Há ainda “Acalanto do amor”, única parceria do disco, com Douglas Oliveira, que escreveu a letra. A faixa, produzida por mim e por Pedro Carneiro, destoa um pouco das demais. É uma balada fluida, porém torta, que causou muitas dificuldades para os músicos. Pedro Fonte, da banda Exército de Bebês, gravou a bateria, e Vovô Bebê, a guitarra. Ela tem aliterações saborosas, em versos como: “gosto do gozo, do pelo no pelo, no malabarismo erótico” ou “da grandeza do coco de roda às náuseas do noize”. Uma declaração de amor desde o submundo; como se diz na letra, “necessidade vital de espírito vulgar”: “Deixe-me jogar teu jogo/ deixe-me amar tua alma/ andarilhos pelas ruas imundas e com cheiro de vômito”. A canção termina com um refrão “para cantar”, a la Sullivan e Massadas: “Deixa eu abraçar seu corpo num fim de tarde/ olharemos a chuva o cachorro late, ciúmes/ momentos felizes, o céu tá laranja, agradável, nostálgico”.

“Vale”, produzida por Evaldo Luna, resume bem o tal modo de habitar o mundo de Luís a que me refiro. O cantor descreve um dia em casa, no vale onde mora, e permeia a narração com lampejos de pensamentos fenomenológicos: “Cada pessoa tem seu próprio mundo. O meu no vale onde moro./ Sem isso nada faz sentido, nada vale, não fosse nele que vivo”; um microcosmo pleno, onde gritos de pardais convivem com reminiscências de versos de poetas, num espaço-tempo mítico. O cantor-voyeur flagra de sua janela uma cena frugal na casa vizinha. Esse é um dos momentos em que o domínio de Luís com a matéria da emoção na canção chega ao ápice. O fato cotidiano mais banal, cantado com melodia rasteira, ganha a dimensão do absoluto; daqueles momentos sobre os quais dizemos ser inesquecíveis. A cena de amor é esta: “E eu olhando pela janela as luzes acesas do bairro/ Outra pessoa em outra janela atende o celular/ E eu ouço ela dizer: ‘Oi meu amor/ O que você está fazendo? Vem pra cá, pega o ônibus/ Estou terminando de fazer o jantar. Vem comer comigo’/ Aí, eu saio da janela, você sabe, sumo dentro de casa/ Cada pessoa tem seu próprio mundo, o meu nesse corpo onde moro”.
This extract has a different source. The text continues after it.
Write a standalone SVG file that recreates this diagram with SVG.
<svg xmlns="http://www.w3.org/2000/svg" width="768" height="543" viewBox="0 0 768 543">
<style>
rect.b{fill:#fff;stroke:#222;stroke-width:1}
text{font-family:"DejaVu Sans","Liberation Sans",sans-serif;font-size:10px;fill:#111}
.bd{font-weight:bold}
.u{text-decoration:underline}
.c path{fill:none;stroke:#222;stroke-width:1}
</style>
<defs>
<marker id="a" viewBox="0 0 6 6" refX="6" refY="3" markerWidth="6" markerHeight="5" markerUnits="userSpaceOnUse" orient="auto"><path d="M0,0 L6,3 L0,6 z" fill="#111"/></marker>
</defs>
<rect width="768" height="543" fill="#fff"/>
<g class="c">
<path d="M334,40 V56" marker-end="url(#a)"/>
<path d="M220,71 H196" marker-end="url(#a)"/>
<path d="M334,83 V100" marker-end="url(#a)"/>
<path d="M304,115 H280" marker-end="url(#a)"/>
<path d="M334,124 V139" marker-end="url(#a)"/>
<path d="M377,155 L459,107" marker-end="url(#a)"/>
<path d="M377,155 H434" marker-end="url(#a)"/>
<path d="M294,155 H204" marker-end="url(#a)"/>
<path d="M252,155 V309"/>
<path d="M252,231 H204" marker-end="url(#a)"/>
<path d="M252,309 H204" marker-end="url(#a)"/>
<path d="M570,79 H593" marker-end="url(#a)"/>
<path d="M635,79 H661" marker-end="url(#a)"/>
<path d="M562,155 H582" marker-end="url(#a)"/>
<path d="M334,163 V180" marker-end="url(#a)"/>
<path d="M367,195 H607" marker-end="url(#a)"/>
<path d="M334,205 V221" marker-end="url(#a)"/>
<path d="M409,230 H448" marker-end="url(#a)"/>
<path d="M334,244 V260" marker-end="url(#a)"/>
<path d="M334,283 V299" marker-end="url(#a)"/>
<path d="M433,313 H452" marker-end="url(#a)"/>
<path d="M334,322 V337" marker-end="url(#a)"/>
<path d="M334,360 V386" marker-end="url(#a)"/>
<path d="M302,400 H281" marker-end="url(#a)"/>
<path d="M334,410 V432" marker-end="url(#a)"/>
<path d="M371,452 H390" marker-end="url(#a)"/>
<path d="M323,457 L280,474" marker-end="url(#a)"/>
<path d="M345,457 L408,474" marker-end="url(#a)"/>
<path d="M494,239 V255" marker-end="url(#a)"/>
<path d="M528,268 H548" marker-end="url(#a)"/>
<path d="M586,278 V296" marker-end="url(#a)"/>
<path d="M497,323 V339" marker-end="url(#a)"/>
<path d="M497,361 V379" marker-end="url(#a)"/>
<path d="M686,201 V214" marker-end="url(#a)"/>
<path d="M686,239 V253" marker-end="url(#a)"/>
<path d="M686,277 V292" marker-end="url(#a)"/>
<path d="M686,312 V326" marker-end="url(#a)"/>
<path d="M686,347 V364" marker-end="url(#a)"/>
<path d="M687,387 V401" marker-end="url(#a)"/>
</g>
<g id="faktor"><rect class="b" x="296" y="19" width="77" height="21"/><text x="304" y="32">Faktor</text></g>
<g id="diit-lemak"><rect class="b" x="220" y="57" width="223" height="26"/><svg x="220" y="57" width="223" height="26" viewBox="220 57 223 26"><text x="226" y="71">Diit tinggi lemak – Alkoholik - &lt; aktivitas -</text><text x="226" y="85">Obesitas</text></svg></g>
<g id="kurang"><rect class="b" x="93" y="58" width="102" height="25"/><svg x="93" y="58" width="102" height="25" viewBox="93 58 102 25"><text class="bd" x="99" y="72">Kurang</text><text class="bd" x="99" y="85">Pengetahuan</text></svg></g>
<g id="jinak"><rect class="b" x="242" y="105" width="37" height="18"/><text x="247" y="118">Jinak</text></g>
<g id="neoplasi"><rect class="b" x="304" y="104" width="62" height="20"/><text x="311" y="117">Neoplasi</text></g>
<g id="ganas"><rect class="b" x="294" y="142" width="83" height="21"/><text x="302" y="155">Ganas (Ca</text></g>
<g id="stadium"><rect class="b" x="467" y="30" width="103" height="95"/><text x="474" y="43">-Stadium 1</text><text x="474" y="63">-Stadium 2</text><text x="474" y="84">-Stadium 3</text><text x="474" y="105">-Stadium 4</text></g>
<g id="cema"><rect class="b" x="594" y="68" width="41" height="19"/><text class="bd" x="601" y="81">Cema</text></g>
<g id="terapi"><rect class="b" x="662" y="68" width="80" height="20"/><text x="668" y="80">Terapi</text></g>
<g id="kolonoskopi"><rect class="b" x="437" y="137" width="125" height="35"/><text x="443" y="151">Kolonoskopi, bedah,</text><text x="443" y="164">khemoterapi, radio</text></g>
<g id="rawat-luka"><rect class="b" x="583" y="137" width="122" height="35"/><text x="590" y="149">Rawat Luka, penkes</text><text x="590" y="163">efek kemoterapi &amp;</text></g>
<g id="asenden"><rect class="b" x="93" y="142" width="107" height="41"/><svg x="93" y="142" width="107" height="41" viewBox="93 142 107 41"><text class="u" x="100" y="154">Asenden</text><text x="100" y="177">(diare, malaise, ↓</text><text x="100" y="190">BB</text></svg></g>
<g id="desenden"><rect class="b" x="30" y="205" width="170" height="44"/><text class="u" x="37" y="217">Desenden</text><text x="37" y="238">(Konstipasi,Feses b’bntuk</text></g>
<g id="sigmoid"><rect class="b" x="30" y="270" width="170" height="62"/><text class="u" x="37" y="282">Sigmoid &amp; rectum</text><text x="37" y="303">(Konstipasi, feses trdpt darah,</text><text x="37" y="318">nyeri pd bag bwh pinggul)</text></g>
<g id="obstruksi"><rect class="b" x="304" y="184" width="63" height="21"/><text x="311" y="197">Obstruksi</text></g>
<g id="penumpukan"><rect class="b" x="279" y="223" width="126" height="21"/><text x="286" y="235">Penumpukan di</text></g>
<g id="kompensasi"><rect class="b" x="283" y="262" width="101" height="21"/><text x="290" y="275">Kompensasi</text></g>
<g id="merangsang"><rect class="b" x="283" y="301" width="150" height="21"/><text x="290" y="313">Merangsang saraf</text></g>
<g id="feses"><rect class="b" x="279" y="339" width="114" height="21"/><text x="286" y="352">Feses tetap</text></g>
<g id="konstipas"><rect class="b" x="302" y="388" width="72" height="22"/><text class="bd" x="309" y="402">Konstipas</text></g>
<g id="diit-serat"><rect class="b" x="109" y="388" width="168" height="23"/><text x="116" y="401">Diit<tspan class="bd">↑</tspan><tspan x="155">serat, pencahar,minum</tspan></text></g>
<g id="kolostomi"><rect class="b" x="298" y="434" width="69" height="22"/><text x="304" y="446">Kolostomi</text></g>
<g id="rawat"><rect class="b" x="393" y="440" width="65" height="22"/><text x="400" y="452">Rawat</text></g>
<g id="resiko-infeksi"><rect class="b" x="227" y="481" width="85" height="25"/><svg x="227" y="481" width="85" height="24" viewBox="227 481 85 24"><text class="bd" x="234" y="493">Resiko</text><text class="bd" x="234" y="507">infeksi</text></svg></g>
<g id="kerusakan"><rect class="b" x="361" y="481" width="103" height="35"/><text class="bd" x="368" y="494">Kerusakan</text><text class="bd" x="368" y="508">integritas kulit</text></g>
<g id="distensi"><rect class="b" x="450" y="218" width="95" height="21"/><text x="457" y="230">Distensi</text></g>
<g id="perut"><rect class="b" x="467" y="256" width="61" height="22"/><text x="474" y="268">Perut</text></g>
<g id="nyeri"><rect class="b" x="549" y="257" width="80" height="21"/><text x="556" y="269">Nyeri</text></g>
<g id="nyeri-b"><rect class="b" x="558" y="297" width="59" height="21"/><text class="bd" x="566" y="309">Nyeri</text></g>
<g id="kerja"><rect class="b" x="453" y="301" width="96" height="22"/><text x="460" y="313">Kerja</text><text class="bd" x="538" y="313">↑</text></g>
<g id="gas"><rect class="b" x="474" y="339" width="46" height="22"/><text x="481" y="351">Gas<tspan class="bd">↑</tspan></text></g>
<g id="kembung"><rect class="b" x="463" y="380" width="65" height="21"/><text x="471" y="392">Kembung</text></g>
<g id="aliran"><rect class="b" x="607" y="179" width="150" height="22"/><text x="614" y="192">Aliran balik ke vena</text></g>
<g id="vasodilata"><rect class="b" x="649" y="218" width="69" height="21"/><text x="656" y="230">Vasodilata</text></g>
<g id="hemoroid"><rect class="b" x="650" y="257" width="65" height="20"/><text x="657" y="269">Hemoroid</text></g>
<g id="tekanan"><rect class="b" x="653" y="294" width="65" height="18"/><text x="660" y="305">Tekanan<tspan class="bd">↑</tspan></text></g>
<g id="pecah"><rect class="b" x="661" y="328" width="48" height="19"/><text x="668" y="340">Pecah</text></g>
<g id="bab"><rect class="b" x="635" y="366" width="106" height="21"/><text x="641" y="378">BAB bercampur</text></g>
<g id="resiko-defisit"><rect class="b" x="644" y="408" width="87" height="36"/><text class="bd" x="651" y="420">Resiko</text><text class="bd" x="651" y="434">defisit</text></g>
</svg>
O “olho digital” do compositor-crocodilo olhos que fazem a “varredura” surpreende o instante, no ato, e os cristaliza em instantâneos afetivos prenhes de emoção. Quando, na volta, escutamos a voz viva (mente ativa) do cantor, temos também a chance de habitar um pouquinho esse corpo-mundo onde mora Luís.